During high school I was constantly bullied, and so it was natural for me to immediately think about writing about that, as it was current and fresh in my mind. I’d even go to the point of writing, verbatim, about incidents that had happened to me – but using a character and not myself – and I’d end up with quite a good piece of text, whereas others would write about their character going to the beach, or going shopping, or winning lotto etc… And whilst they would get the better marks of my peers, because of the airy-fairy G-rated subject matter, I on the other hand, would end up getting depressingly lower marks and comments about how it’s not appropriate subject matter.
I recall one piece I wrote, which was about bullying, received a comment from my english teacher at the time along the lines of:
“An incredibly well-written and emotionally powerful piece of writing. Such a fantastic job. You clearly demonstrate a great talent for writing. However, subject matter inappropriate for the classroom. Please choose a more appropriate topic.
I couldn’t believe it. Perhaps if I’d, like, written more, like, everybody, like, in the rest of my, like, class, and like, wrote about stuff, like, going to the mall, like and ohmigod, like, seeing the hottest guy on the entire, like, planet, and he, like totally asked for my number, and I like gave it to him, and he like, flew me overseas on his, like, private jet, and like, took me shopping, and it was, like, totes ahmahzing.

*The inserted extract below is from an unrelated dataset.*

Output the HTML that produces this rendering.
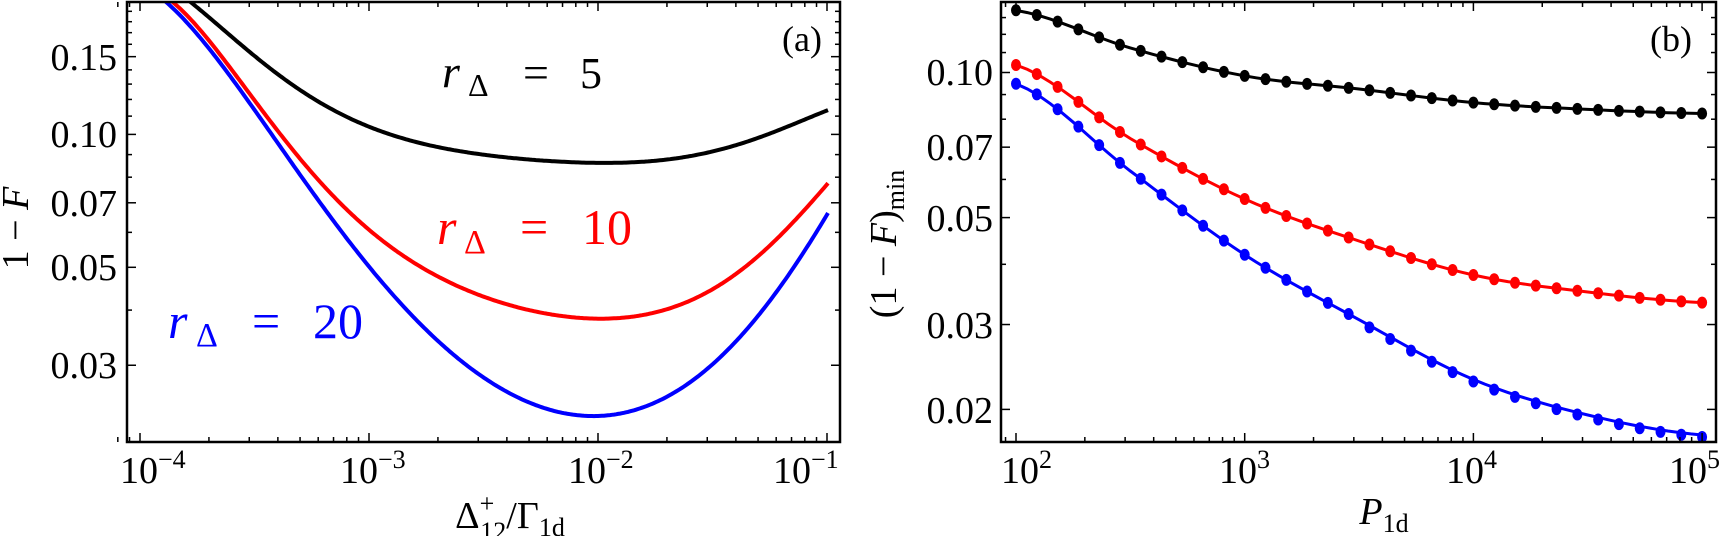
<!DOCTYPE html>
<html><head><meta charset="utf-8"><style>
html,body{margin:0;padding:0;background:#fff;}
svg{display:block;font-family:"Liberation Serif",serif;}
</style></head><body>
<svg id="s" width="1720" height="536" xmlns="http://www.w3.org/2000/svg">
<g font-size="38" fill="#000">
<text x="117" y="70" text-anchor="end">0.15</text>
<text x="117" y="147" text-anchor="end">0.10</text>
<text x="117" y="216" text-anchor="end">0.07</text>
<text x="117" y="280" text-anchor="end">0.05</text>
<text x="117" y="378" text-anchor="end">0.03</text>
<text x="120" y="483">10<tspan font-size="26" dy="-15">−4</tspan></text>
<text x="340" y="483">10<tspan font-size="26" dy="-15">−3</tspan></text>
<text x="568" y="483">10<tspan font-size="26" dy="-15">−2</tspan></text>
<text x="773" y="483">10<tspan font-size="26" dy="-15">−1</tspan></text>
<text x="993" y="85" text-anchor="end">0.10</text>
<text x="993" y="160" text-anchor="end">0.07</text>
<text x="993" y="231" text-anchor="end">0.05</text>
<text x="993" y="338" text-anchor="end">0.03</text>
<text x="993" y="423" text-anchor="end">0.02</text>
<text x="1001" y="483">10<tspan font-size="26" dy="-15">2</tspan></text>
<text x="1219" y="483">10<tspan font-size="26" dy="-15">3</tspan></text>
<text x="1446" y="483">10<tspan font-size="26" dy="-15">4</tspan></text>
<text x="1669" y="483">10<tspan font-size="26" dy="-15">5</tspan></text>
<text transform="translate(28,228) rotate(-90)" text-anchor="middle">1 − <tspan font-style="italic">F</tspan></text>
<text x="510" y="528" text-anchor="middle">Δ<tspan font-size="26" dy="-16">+</tspan><tspan font-size="26" dx="-14" dy="28">12</tspan><tspan dy="-12">/Γ</tspan><tspan font-size="26" dy="8">1d</tspan></text>
<text transform="translate(896,244) rotate(-90)" text-anchor="middle">(1 − <tspan font-style="italic">F</tspan>)<tspan font-size="26" dy="8">min</tspan></text>
<text x="1384" y="524" text-anchor="middle"><tspan font-style="italic">P</tspan><tspan font-size="26" dy="8">1d</tspan></text>
<text x="782" y="51" font-size="36">(a)</text>
<text x="1650" y="51" font-size="36">(b)</text>
</g>
<g>
<text x="442" y="87" font-size="46" font-style="italic">r</text>
<text x="468" y="96" font-size="32">Δ</text>
<text x="523" y="88" font-size="46">=</text>
<text x="580" y="88" font-size="44">5</text>
</g>
<g fill="#f00">
<text x="437" y="244" font-size="50" font-style="italic">r</text>
<text x="464" y="253" font-size="34">Δ</text>
<text x="520" y="244" font-size="50">=</text>
<text x="582" y="244" font-size="50">10</text>
</g>
<g fill="#00f">
<text x="168" y="338" font-size="50" font-style="italic">r</text>
<text x="196" y="346" font-size="34">Δ</text>
<text x="252" y="338" font-size="50">=</text>
<text x="313" y="338" font-size="50">20</text>
</g>
<g id="curves"></g>
<rect x="127" y="2" width="713" height="440" fill="none" stroke="#000" stroke-width="2.5"/>
<rect x="1001" y="2" width="715" height="440" fill="none" stroke="#000" stroke-width="2.5"/>
<g id="ticks" stroke="#000" stroke-width="1.5"></g>
</svg>
<script>
const NS="http://www.w3.org/2000/svg";
const cg=document.getElementById('curves'), tg=document.getElementById('ticks');
function el(t,a,p){const e=document.createElementNS(NS,t);for(const k in a)e.setAttribute(k,a[k]);(p||cg).appendChild(e);return e;}
function polyfit(pts,deg){const n=deg+1;const M=[];for(let i=0;i<n;i++){M.push(new Array(n+1).fill(0));}
for(const [x,y] of pts){const u=(x-500)/340;const pw=[];for(let i=0;i<2*n;i++)pw.push(Math.pow(u,i));
for(let i=0;i<n;i++){for(let j=0;j<n;j++)M[i][j]+=pw[i+j];M[i][n]+=pw[i]*y;}}
for(let i=0;i<n;i++){let p=i;for(let r=i+1;r<n;r++)if(Math.abs(M[r][i])>Math.abs(M[p][i]))p=r;[M[i],M[p]]=[M[p],M[i]];
for(let r=0;r<n;r++){if(r==i)continue;const f=M[r][i]/M[i][i];for(let c=i;c<=n;c++)M[r][c]-=f*M[i][c];}}
const co=M.map((r,i)=>r[n]/r[i]);return x=>{const u=(x-500)/340;let s=0;for(let i=n-1;i>=0;i--)s=s*u+co[i];return s;};}
const clipA=el('clipPath',{id:'ca'});el('rect',{x:127,y:2,width:713,height:440},clipA);
const A={"#000":[[188,0],[227,33],[277,73],[327,107],[377,130],[427,145],[480,153],[530,160],[587,163],[647,162],[713,150],[763,137],[828,110]],
"#f00":[[170,0],[227,63],[277,130],[327,190],[377,237],[427,270],[480,293],[530,312],[590,320],[647,313],[713,288],[763,253],[828,183]],
"#00f":[[164,0],[227,73],[277,140],[327,213],[377,277],[427,330],[480,375],[530,403],[583,415],[647,407],[713,363],[763,310],[828,213]]};
for(const c in A){const f=polyfit(A[c],6);const x1=A[c][0][0]-4;const pts=[];for(let x=x1;x<=828;x+=2)pts.push(x.toFixed(1)+","+f(x).toFixed(1));
el('path',{d:"M"+pts.join(" L"),fill:'none',stroke:c,'stroke-width':4,'clip-path':'url(#ca)'});}
const B={"#000":[10.3,47.9,75.9,89,102.6,109.4,113.5],"#f00":[65,138.5,199,241,275,292,302.6],"#00f":[83.8,171,254.7,319.7,379.5,415,435]};
const x0=1016,dec=228.7;
function interp(arr,u){const t=u*2;let i=Math.min(Math.floor(t),5);const f=t-i;const p0=arr[Math.max(i-1,0)],p1=arr[i],p2=arr[i+1],p3=arr[Math.min(i+2,6)];
return 0.5*((2*p1)+(-p0+p2)*f+(2*p0-5*p1+4*p2-p3)*f*f+(-p0+3*p1-3*p2+p3)*f*f*f);}
for(const c in B){const pts=[];for(let k=0;k<=60;k++){const u=3*k/60;pts.push([x0+u*dec,interp(B[c],u)]);}
el('path',{d:"M"+pts.map(p=>p[0].toFixed(1)+","+p[1].toFixed(1)).join(" L"),fill:'none',stroke:c,'stroke-width':3});
for(let k=0;k<=33;k++){const u=3*k/33;el('ellipse',{cx:x0+u*dec,cy:interp(B[c],u)+(c=="#00f"&&u>1.5?2:0),rx:5,ry:6,fill:c});}}
function ln(x1,y1,x2,y2){el('line',{x1,y1,x2,y2},tg);}
function xt(l,r,xs){for(const [x,maj] of xs){const L=maj?9:5;ln(x,442,x,442-L);ln(x,2,x,2+L);}}
function yt(l,r,ys){for(const [y,maj] of ys){const L=maj?9:5;ln(l,y,l+L,y);ln(r,y,r-L,y);}}
let xs=[];for(let d=-4;d<=-1;d++){for(let m=1;m<10;m++){const x=140+(d+4+Math.log10(m))*229;if(x>127&&x<840)xs.push([x,m==1]);}}
for(let m=8;m<10;m++)xs.push([140+(Math.log10(m)-1)*229,false]);
xt(127,840,xs);
let ys=[];const ya=v=>134.4-441.5*Math.log10(v/0.1);
[0.02,0.03,0.04,0.05,0.06,0.07,0.08,0.09,0.1,0.11,0.12,0.13,0.14,0.15,0.16,0.17,0.18,0.19].forEach(v=>ys.push([ya(v),[0.03,0.05,0.07,0.1,0.15].includes(v)]));
yt(127,840,ys.filter(p=>p[0]>2&&p[0]<442));
xs=[];for(let d=2;d<=5;d++){for(let m=1;m<10;m++){const x=x0+(d-2+Math.log10(m))*dec;if(x>1001&&x<1716)xs.push([x,m==1]);}}
xs.push([x0+(Math.log10(9)-1)*dec,false]);
xt(1001,1716,xs);
ys=[];const yb=v=>72.5-482*Math.log10(v/0.1);
[0.02,0.03,0.04,0.05,0.06,0.07,0.08,0.09,0.1,0.11,0.12,0.13].forEach(v=>ys.push([yb(v),[0.02,0.03,0.05,0.07,0.1].includes(v)]));
yt(1001,1716,ys.filter(p=>p[0]>2&&p[0]<442));
</script>
</body></html>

…then perhaps I’d have, like, gotten an A ‘n stuff.
I appealed this after class, and pretty much called my teacher out on it. She said it was just too controversial to even be read out in a classroom environment. So I did what anybody else in my position would have done… I showed it to my Drama teacher (who was also previously my English teacher).
She cried. She said it was heart-breaking. She asked if it was based on the truth, and I just looked elsewhere. She suggested maybe I should see the school counsellor… and suggested that I re-write it into a monologue and perform that for an assessment.
Which I did.
…and I got that A I deserved. And I took that A, and shoved it in my English teachers face, telling her that if she ever tries to pull something like that again, there’s going to be a problem, and I’ll see what the head of the English department thinks about it.
I know that my madness can quite easily take over when I start writing, but I’ve realised that it’s better to just let it happen naturally, rather than trying to fight it and edit on-the-fly. It’s better to let it all out and then go back at the end to edit. As long as it’s out of my brain, I’m happy.